Class, Type, Relation and Domain in Database Management

This is a 10/01/17 re-rewrite of a 08/12/12 post revised on 12/05/16 to bring it in line with David McGoveran's formal exposition and interpretation[1] of Codd's RDM (as distinct from its common "understanding" in the industry).

Here's what's wrong with last week's picture, namely:

"Our terminology is broken beyond repair. [Let me] point out some problems with Date's use of terminology, specifically in two cases.
  • type = domain: I fully understand why one might equate type and domain, but ... in today's programming practice, type and domain are quite different.
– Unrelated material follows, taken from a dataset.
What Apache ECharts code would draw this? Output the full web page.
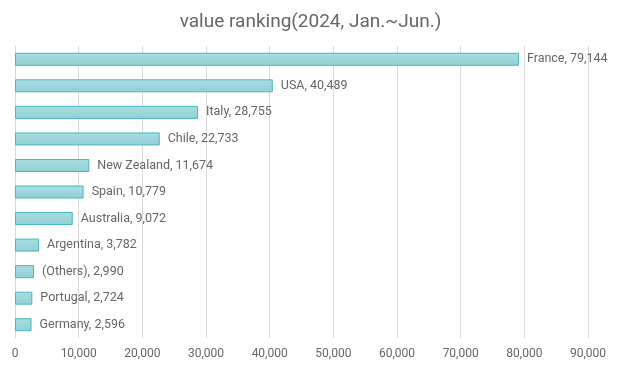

The word type is largely tied to system-level (or physical-level) definitions of data, while a domain is thought of as an abstract set of acceptable values.
  • class != relvar: In simple terms, the word class applies to a collection of values allowed by a predicate, regardless of whether such a collection could actually exist. Every set has a corresponding class, although a class may have no corresponding set ... in mathematical logic, a relation is a class (and trivially also a set), which contributes to confusion.
In modern programming parlance class is generally distinguished from type only in that type refers to primitive (system-defined) data definitions while class refers to higher-level (user-defined) data definitions. This distinction is almost arbitrary, and in some contexts, type and class are actually synonymous."
There is, indeed, a huge mess. And, as always, it is rooted in poor foundation knowledge[2], to which the comment itself is not immune.